Holding — Rodriguez, J.
- The U.S. District Court for the District of New Jersey held that it lacked subject matter jurisdiction and dismissed the case without prejudice.
Rule
- A federal court must have clear jurisdiction over a case, and a plaintiff has the burden to demonstrate that such jurisdiction exists.
Reasoning
- The U.S. District Court reasoned that the plaintiffs failed to sufficiently establish the nature of the bonds sold by LabRatMining and whether they qualified as securities under federal law.
- The court pointed out that the complaint did not adequately explain how the bonds were regulated by the SEC or whether they fell within the definition of securities.

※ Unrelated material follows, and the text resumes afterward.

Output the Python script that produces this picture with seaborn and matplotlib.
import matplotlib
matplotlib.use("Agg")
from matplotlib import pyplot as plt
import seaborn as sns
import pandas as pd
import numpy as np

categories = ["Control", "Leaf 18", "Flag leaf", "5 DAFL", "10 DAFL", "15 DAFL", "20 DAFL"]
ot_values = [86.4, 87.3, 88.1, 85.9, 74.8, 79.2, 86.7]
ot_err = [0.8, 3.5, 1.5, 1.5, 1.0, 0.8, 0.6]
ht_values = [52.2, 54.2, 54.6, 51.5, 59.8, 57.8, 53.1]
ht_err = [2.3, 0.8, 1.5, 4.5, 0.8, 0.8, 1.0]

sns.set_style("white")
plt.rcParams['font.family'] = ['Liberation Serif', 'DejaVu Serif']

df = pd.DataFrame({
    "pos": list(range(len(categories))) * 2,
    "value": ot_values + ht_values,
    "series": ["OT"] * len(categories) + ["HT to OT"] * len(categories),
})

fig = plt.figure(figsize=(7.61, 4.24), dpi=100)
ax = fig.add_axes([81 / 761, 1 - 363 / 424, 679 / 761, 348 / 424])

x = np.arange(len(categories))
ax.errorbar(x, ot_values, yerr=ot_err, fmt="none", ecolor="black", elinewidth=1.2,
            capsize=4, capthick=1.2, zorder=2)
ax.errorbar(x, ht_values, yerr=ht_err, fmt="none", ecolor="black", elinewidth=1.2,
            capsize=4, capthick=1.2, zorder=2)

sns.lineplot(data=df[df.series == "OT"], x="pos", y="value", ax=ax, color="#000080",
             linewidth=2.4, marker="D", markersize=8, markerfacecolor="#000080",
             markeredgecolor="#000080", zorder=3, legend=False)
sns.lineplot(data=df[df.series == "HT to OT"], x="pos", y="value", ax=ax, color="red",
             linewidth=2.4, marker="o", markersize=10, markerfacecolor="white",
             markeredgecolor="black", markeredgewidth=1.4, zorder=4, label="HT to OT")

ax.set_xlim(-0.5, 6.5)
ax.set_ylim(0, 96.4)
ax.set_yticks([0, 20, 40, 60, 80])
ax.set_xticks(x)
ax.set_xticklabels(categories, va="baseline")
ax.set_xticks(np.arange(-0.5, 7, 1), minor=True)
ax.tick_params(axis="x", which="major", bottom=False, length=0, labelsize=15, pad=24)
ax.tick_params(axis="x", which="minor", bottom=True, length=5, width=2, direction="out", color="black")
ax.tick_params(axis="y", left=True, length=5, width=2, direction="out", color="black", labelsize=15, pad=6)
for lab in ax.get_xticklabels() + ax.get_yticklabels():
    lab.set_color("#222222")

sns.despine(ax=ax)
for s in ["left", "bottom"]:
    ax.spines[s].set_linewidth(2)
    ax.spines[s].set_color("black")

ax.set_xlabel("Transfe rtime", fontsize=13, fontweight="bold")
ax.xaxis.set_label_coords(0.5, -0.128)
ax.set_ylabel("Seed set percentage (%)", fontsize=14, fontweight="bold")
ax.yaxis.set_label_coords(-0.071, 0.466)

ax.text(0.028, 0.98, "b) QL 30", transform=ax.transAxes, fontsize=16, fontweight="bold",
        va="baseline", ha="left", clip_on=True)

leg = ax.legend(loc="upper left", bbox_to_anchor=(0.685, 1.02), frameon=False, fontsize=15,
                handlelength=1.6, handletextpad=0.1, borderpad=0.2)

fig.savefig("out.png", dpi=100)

- Furthermore, the court noted that the lack of clarity regarding the value of Bitcoin, both at the time of purchase and in relation to the alleged dividends, hindered its ability to determine if the amount in controversy exceeded the $75,000 threshold necessary for diversity jurisdiction.
- Consequently, the court expressed concerns that the amended complaint did not provide enough information for it to affirmatively establish jurisdiction under either federal question or diversity of citizenship.

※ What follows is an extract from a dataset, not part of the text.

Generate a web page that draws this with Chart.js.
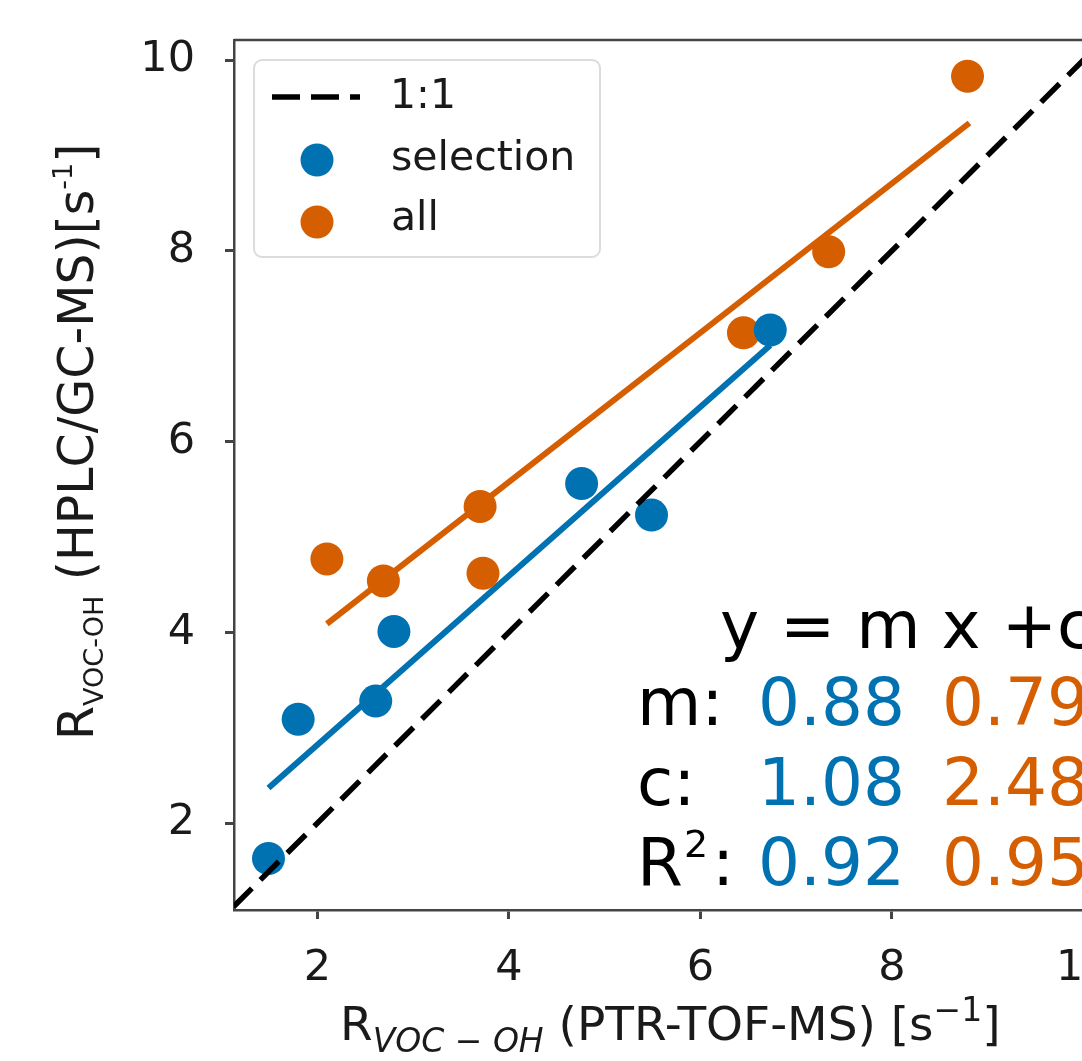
<!DOCTYPE html>
<html>
<head>
<meta charset="utf-8">
<script src="https://cdn.jsdelivr.net/npm/chart.js@4.4.1/dist/chart.umd.min.js"></script>
<style>
  html, body { margin: 0; padding: 0; overflow: hidden; background: #fff; }
  canvas { display: block; }
</style>
</head>
<body>
<canvas id="chart" width="1120" height="1061"></canvas>
<script>
// values
const selectionX = [1.49, 1.80, 2.61, 2.80, 4.76, 5.49, 6.73];
const selectionY = [1.63, 3.09, 3.28, 4.01, 5.56, 5.23, 7.17];
const allX = [2.10, 2.69, 3.70, 3.73, 6.45, 7.34, 8.79];
const allY = [4.77, 4.54, 5.32, 4.62, 7.14, 7.99, 9.83];
const selectionFitX = [1.49, 6.73];
const selectionFitY = [2.37, 7.01];
const allFitX = [2.10, 8.81];
const allFitY = [4.09, 9.34];
const oneToOne = [0, 12];
const xTickValues = [2, 4, 6, 8, 10];
const yTickValues = [2, 4, 6, 8, 10];
const seriesNames = ['1:1', 'selection', 'all'];
const slopes = ['0.88', '0.79'];
const intercepts = ['1.08', '2.48'];
const rSquared = ['0.92', '0.95'];

const BLUE = '#0072B2';
const ORANGE = '#D55E00';
const INK = '#1a1a1a';
const AXIS = '#444';
const FONT = '"DejaVu Sans", sans-serif';

const pts = (xs, ys) => xs.map((x, i) => ({ x: x, y: ys[i] }));

function drawRich(ctx, parts, x, y) {
  for (const p of parts) {
    ctx.font = p.font;
    ctx.fillStyle = p.color || INK;
    ctx.fillText(p.text, x, y + (p.dy || 0));
    x += ctx.measureText(p.text).width;
  }
  return x;
}

const decor = {
  id: 'decor',
  afterDraw(chart) {
    const ctx = chart.ctx;
    const a = chart.chartArea;
    ctx.save();

    // top and right spines
    ctx.strokeStyle = AXIS;
    ctx.lineWidth = 2.5;
    ctx.beginPath();
    ctx.moveTo(a.left, a.top);
    ctx.lineTo(a.right, a.top);
    ctx.lineTo(a.right, a.bottom);
    ctx.stroke();

    // legend
    ctx.fillStyle = 'rgba(255,255,255,0.8)';
    ctx.strokeStyle = '#dcdcdc';
    ctx.lineWidth = 2;
    ctx.beginPath();
    ctx.roundRect(254, 60, 346, 197, 8);
    ctx.fill();
    ctx.stroke();

    ctx.strokeStyle = '#000';
    ctx.lineWidth = 5.5;
    ctx.setLineDash([28, 11]);
    ctx.beginPath();
    ctx.moveTo(272, 97);
    ctx.lineTo(360, 97);
    ctx.stroke();
    ctx.setLineDash([]);

    ctx.fillStyle = BLUE;
    ctx.beginPath();
    ctx.arc(317, 160, 16.5, 0, Math.PI * 2);
    ctx.fill();
    ctx.fillStyle = ORANGE;
    ctx.beginPath();
    ctx.arc(317, 222, 16.5, 0, Math.PI * 2);
    ctx.fill();

    ctx.font = '41px ' + FONT;
    ctx.fillStyle = INK;
    ctx.textAlign = 'left';
    ctx.textBaseline = 'alphabetic';
    ctx.fillText(seriesNames[0], 390, 108);
    ctx.fillText(seriesNames[1], 391, 170);
    ctx.fillText(seriesNames[2], 391, 230);

    // fit summary
    const big = '66px ' + FONT;
    ctx.font = big;
    ctx.fillStyle = '#000';
    ctx.fillText('y = m x +c', 720, 648);
    const rows = [['m:', slopes, 725], ['c:', intercepts, 805]];
    for (const [lab, vals, yy] of rows) {
      ctx.fillStyle = '#000';
      ctx.fillText(lab, 637, yy);
      ctx.fillStyle = BLUE;
      ctx.fillText(vals[0], 758, yy);
      ctx.fillStyle = ORANGE;
      ctx.fillText(vals[1], 942, yy);
    }
    ctx.fillStyle = '#000';
    ctx.fillText('R', 637, 885);
    ctx.font = '38px ' + FONT;
    ctx.fillText('2', 684, 857);
    ctx.font = big;
    ctx.fillText(':', 712, 885);
    ctx.fillStyle = BLUE;
    ctx.fillText(rSquared[0], 758, 885);
    ctx.fillStyle = ORANGE;
    ctx.fillText(rSquared[1], 942, 885);

    // x axis title
    const xParts = [
      { text: 'R', font: '47px ' + FONT },
      { text: 'VOC \u2212 OH', font: 'italic 33px ' + FONT, dy: 12 },
      { text: ' (PTR-TOF-MS) [s', font: '47px ' + FONT },
      { text: '\u22121', font: '33px ' + FONT, dy: -19 },
      { text: ']', font: '47px ' + FONT }
    ];
    drawRich(ctx, xParts, 340, 1040);

    // y axis title
    const yParts = [
      { text: 'R', font: '49px ' + FONT },
      { text: 'VOC-OH', font: '27px ' + FONT, dy: 10 },
      { text: ' (HPLC/GC-MS)[s', font: '49px ' + FONT },
      { text: '-1', font: '27px ' + FONT, dy: -21 },
      { text: ']', font: '49px ' + FONT }
    ];
    ctx.translate(93, 740);
    ctx.rotate(-Math.PI / 2);
    drawRich(ctx, yParts, 0, 0);

    ctx.restore();
  }
};

const tickGrid = {
  drawOnChartArea: false,
  drawTicks: true,
  tickLength: 9,
  tickWidth: 3,
  tickColor: AXIS
};

new Chart(document.getElementById('chart'), {
  type: 'scatter',
  data: {
    datasets: [
      {
        label: seriesNames[0],
        type: 'line',
        data: pts(oneToOne, oneToOne),
        borderColor: '#000',
        borderWidth: 5.5,
        borderDash: [26, 12],
        pointRadius: 0,
        fill: false,
        order: 0
      },
      {
        label: seriesNames[1],
        data: pts(selectionX, selectionY),
        backgroundColor: BLUE,
        borderWidth: 0,
        pointRadius: 16.5,
        order: 1
      },
      {
        label: seriesNames[2],
        data: pts(allX, allY),
        backgroundColor: ORANGE,
        borderWidth: 0,
        pointRadius: 16.5,
        order: 2
      },
      {
        label: 'fit selection',
        type: 'line',
        data: pts(selectionFitX, selectionFitY),
        borderColor: BLUE,
        borderWidth: 6,
        pointRadius: 0,
        fill: false,
        order: 3
      },
      {
        label: 'fit all',
        type: 'line',
        data: pts(allFitX, allFitY),
        borderColor: ORANGE,
        borderWidth: 6,
        pointRadius: 0,
        fill: false,
        order: 4
      }
    ]
  },
  options: {
    responsive: false,
    animation: false,
    layout: { padding: { top: 40, right: 10, left: 0, bottom: 0 } },
    plugins: { legend: { display: false }, tooltip: { enabled: false } },
    scales: {
      x: {
        type: 'linear',
        min: 1.13,
        max: 10.21,
        afterBuildTicks: s => { s.ticks = xTickValues.map(v => ({ value: v })); },
        afterFit: s => { s.height = 151; s.paddingLeft = 0; s.paddingRight = 0; },
        grid: tickGrid,
        border: { display: true, color: AXIS, width: 2.5 },
        ticks: { font: { family: FONT, size: 43 }, color: INK, padding: 24, maxRotation: 0, autoSkip: false }
      },
      y: {
        type: 'linear',
        min: 1.09,
        max: 10.21,
        afterBuildTicks: s => { s.ticks = yTickValues.map(v => ({ value: v })); },
        afterFit: s => { s.width = 234; s.paddingTop = 0; s.paddingBottom = 0; },
        grid: tickGrid,
        border: { display: true, color: AXIS, width: 2.5 },
        ticks: { font: { family: FONT, size: 43 }, color: INK, padding: 30, autoSkip: false }
      }
    }
  },
  plugins: [decor]
});
</script>
</body>
</html>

Deep Dive: How the Court Reached Its Decision
Subject Matter Jurisdiction
The court began its analysis by emphasizing the necessity of establishing subject matter jurisdiction, which is the authority of a court to hear a case based on its nature and the parties involved. In this instance, the plaintiffs asserted jurisdiction based on two grounds: federal question jurisdiction under 28 U.S.C. § 1331 and diversity jurisdiction under 28 U.S.C. § 1332. The court noted that for federal question jurisdiction to exist, the plaintiffs needed to demonstrate that their claims arose under federal law, specifically whether the bonds sold by LabRatMining constituted securities as defined by federal statutes. Because the amended complaint merely asserted that the bonds were securities without adequate factual support or legal explanation, the court found this assertion insufficient to establish federal jurisdiction.

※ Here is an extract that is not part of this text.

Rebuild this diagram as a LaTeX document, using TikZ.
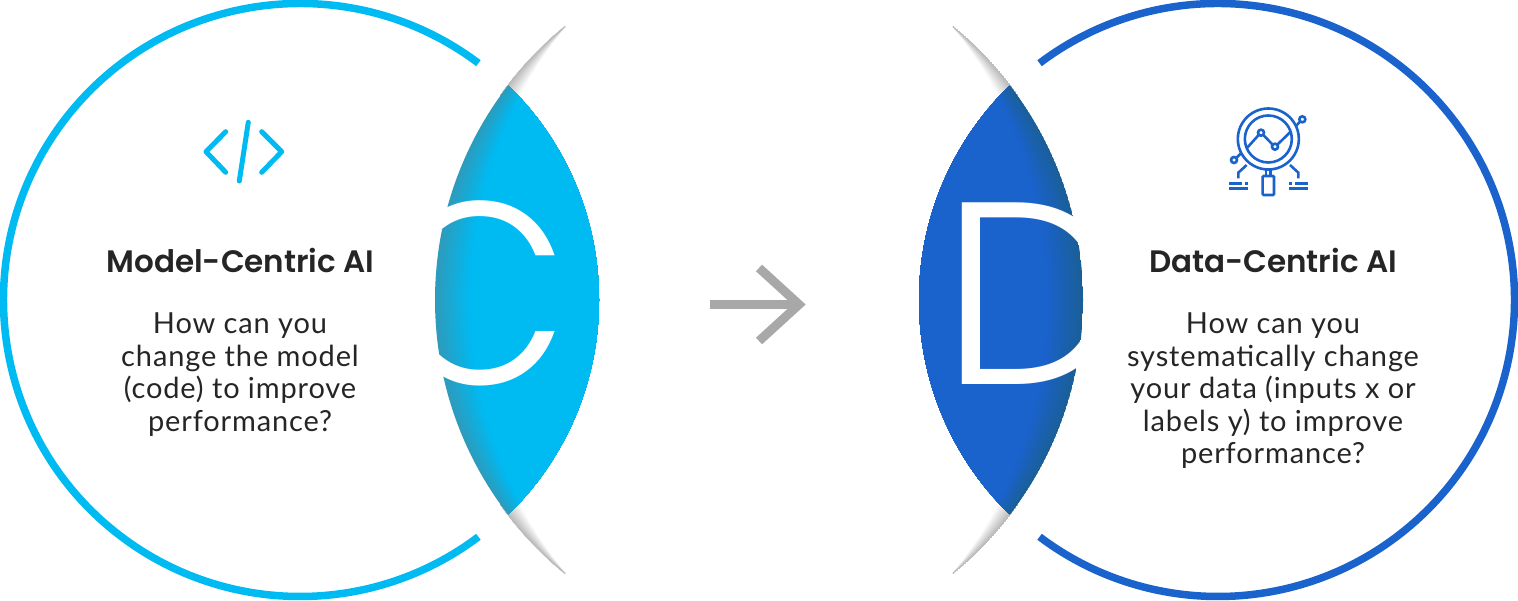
\documentclass[tikz,border=0pt]{standalone}
\usepackage{fontspec}
\setmainfont{Lato}[LetterSpace=3]
\newfontfamily\titlefont{Poppins}[UprightFont=* SemiBold]
\newfontfamily\letterfont{Poppins}[UprightFont=* Light]
\definecolor{cyanm}{HTML}{00BAF2}
\definecolor{cyand}{HTML}{2E9BBB}
\definecolor{bluem}{HTML}{1A62CC}
\definecolor{blued}{HTML}{1A5F98}
\definecolor{inkc}{HTML}{252525}
\definecolor{arrowc}{HTML}{A8A8A8}
\tikzset{
  x=1pt,y=1pt,
  ring/.style={line width=7.5pt},
  titletext/.style={font=\titlefont\fontsize{31}{36}\selectfont,text=inkc,inner sep=0pt,anchor=base},
  bodytext/.style={font=\fontsize{29}{32.4}\selectfont,text=inkc,inner sep=0pt,align=center,anchor=north},
  bigletter/.style={font=\letterfont\fontsize{260}{260}\selectfont,text=white,inner sep=0pt,anchor=base},
  iconline/.style={line width=2.6pt},
}
% geometry of the circle through the lens tips and (435+k,300)
\newcommand{\tipcircle}[1]{%
  \pgfmathsetmacro{\pa}{435+#1}%
  \pgfmathsetmacro{\pc}{(565+\pa)/2+273*(273/(2*(565-\pa)))}%
  \pgfmathsetmacro{\pr}{\pc-\pa}%
}
% lens body: nested circles from #2 (edge) to #1
\newcommand{\crescent}[2]{%
  \foreach \k in {0,...,35}{%
    \tipcircle{\k}%
    \pgfmathsetmacro{\pm}{100*\k/35}%
    \fill[#1!\pm!#2] (\pc,300) circle[radius=\pr pt];
  }%
}
% tails: even-odd crescents, lightest first, nothing painted beyond them
\newcommand{\tailshade}{%
  \foreach \k in {35,34,...,1}{%
    \tipcircle{\k}%
    \pgfmathsetmacro{\pm}{100*\k/35}%
    \fill[white!\pm!black!27,even odd rule] (788,300) circle[radius=353pt] (\pc,300) circle[radius=\pr pt];
  }%
}
\newcommand{\lensshape}[2]{%
  \begin{scope}
    \clip (788,300) circle[radius=353pt];
    \begin{scope}
      \clip (500,27) rectangle (605,100) (500,500) rectangle (605,573);
      \tailshade
    \end{scope}
    \clip (300,300) circle[radius=299pt];
    \crescent{#1}{#2}
  \end{scope}
}
\begin{document}
\begin{tikzpicture}
\useasboundingbox (0,0) rectangle (1518,600);
% left
\lensshape{cyanm}{cyand}
\begin{scope}[xshift=1518pt,xscale=-1]
\lensshape{bluem}{blued}
\end{scope}
\draw[ring,cyanm] (300,300) ++(53:296.5pt) arc[start angle=53,end angle=307,radius=296.5pt];
\draw[ring,bluem] (1218,300) ++(127:296.5pt) arc[start angle=127,end angle=-127,radius=296.5pt];
\node[bigletter] (letterc) at (479,215) {\scalebox{0.9}[1]{C}};
\node[bigletter] (letterd) at (1033.5,215) {D};
% titles and bodies
\node[titletext] (titlel) at (240.5,327) {Model-Centric AI};
\node[bodytext] (bodyl) at (240,287) {How can you\\change the model\\(code) to improve\\performance?};
\node[titletext] (titler) at (1273,327) {Data-Centric AI};
\node[bodytext] (bodyr) at (1273,287) {How can you\\systematically change\\your data (inputs x or\\labels y) to improve\\performance?};
% arrow
\coordinate (arrowstart) at (710,295.5);
\coordinate (arrowtip) at (799,295.5);
\draw[arrowc,line width=8.5pt] (arrowstart) -- (arrowtip);
\draw[arrowc,line width=9pt,miter limit=10] (759,332) -- (799,295.5) -- (759,259);
% code icon
\begin{scope}[cyanm,line width=5pt,line cap=round,line join=round]
\draw (225.7,468.3) -- (206,448.3) -- (225.7,427.7);
\draw (261.7,468.3) -- (281.7,448.3) -- (261.7,427.7);
\draw (248.3,477.7) -- (239.3,419);
\end{scope}
% magnifier icon
\begin{scope}[shift={(1210,500)},x=0.3333pt,y=-0.3333pt,bluem,iconline]
\draw (175,117) circle[radius=30.5pt];
\draw (175,117) circle[radius=23.5pt];
\draw[line join=round] (110,145) -- (146,105) (160,105) -- (187,133) (203,133) -- (240,97);
\draw (153,98) circle[radius=3pt];
\draw (195,140) circle[radius=3pt];
\draw (277,58) circle[radius=3pt];
\draw (72,180) circle[radius=3pt];
\draw (258,78) -- (270,65);
\draw (80,173) -- (93,160);
\draw (110,195) -- (85,218) -- (85,235);
\draw (240,195) -- (265,218) -- (265,235);
\draw (58,250) -- (95,250) (105,250) -- (113,250);
\draw (58,266) -- (113,266);
\draw (238,250) -- (246,250) (256,250) -- (293,250);
\draw (238,266) -- (293,266);
\draw (168,208) -- (168,228) (182,208) -- (182,228);
\draw[rounded corners=1pt] (158,228) rectangle (192,285);
\end{scope}
\end{tikzpicture}
\end{document}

Federal Question Jurisdiction
The court scrutinized the plaintiffs' claim regarding federal securities law, which is pivotal for establishing federal question jurisdiction. It noted that the plaintiffs failed to clarify how the bonds fell under the Securities Act's definition of securities, particularly given that the defendants represented the bonds as "Perpetual Mining Bonds" or mining contracts, which do not fit traditional definitions of securities. The court highlighted that the complaint did not explain the SEC's regulatory authority over such bonds, nor did it adequately refute the defendants' claims about the lack of SEC regulation. As a result, the court concluded that the amended complaint did not adequately plead facts supporting a conclusion that the bonds qualified as securities, thereby failing to establish federal question jurisdiction.
Diversity Jurisdiction
The court then turned to the issue of diversity jurisdiction, which requires complete diversity of citizenship between plaintiffs and defendants and an amount in controversy exceeding $75,000. While the court acknowledged that the plaintiffs and defendants appeared to be citizens of different states, it found significant deficiencies in the amended complaint regarding the amount in controversy. Specifically, the court pointed out that the complaint did not state the price each plaintiff paid for the bonds or provide a clear valuation of Bitcoin at the relevant times. Without these essential facts, the court could not ascertain whether the claims exceeded the jurisdictional threshold, leading to further doubts about its ability to exercise diversity jurisdiction over the case.
Lack of Clarity
The court expressed concerns about the overall lack of clarity in the amended complaint, noting that it failed to define critical terms such as "hashrate" and "BTC/GH/s." This lack of clarity hindered the court's ability to understand the nature of the investment and the mechanics behind the transactions. Additionally, the plaintiffs did not provide sufficient factual allegations regarding whether dividends were ever paid, which was central to their claims of fraud and misrepresentation. The absence of these key details made it challenging for the court to determine the legitimacy of the claims and the plaintiffs' standing to bring the suit, ultimately affecting its jurisdictional analysis.
Conclusion
In conclusion, the court determined that the plaintiffs had not met their burden of establishing subject matter jurisdiction, resulting in the dismissal of the case without prejudice. The court highlighted the importance of factual clarity and legal sufficiency in establishing jurisdiction, underscoring that the plaintiffs needed to provide more concrete allegations regarding the nature of the bonds and the value of Bitcoin at the time of the transactions. The court ordered the plaintiffs to show cause why the case should not be dismissed for lack of subject matter jurisdiction, indicating that without proper jurisdictional grounds, the court could not proceed with the case. This decision illustrated the rigorous standards that federal courts apply to jurisdictional questions, especially in complex cases involving emerging technologies like Bitcoin.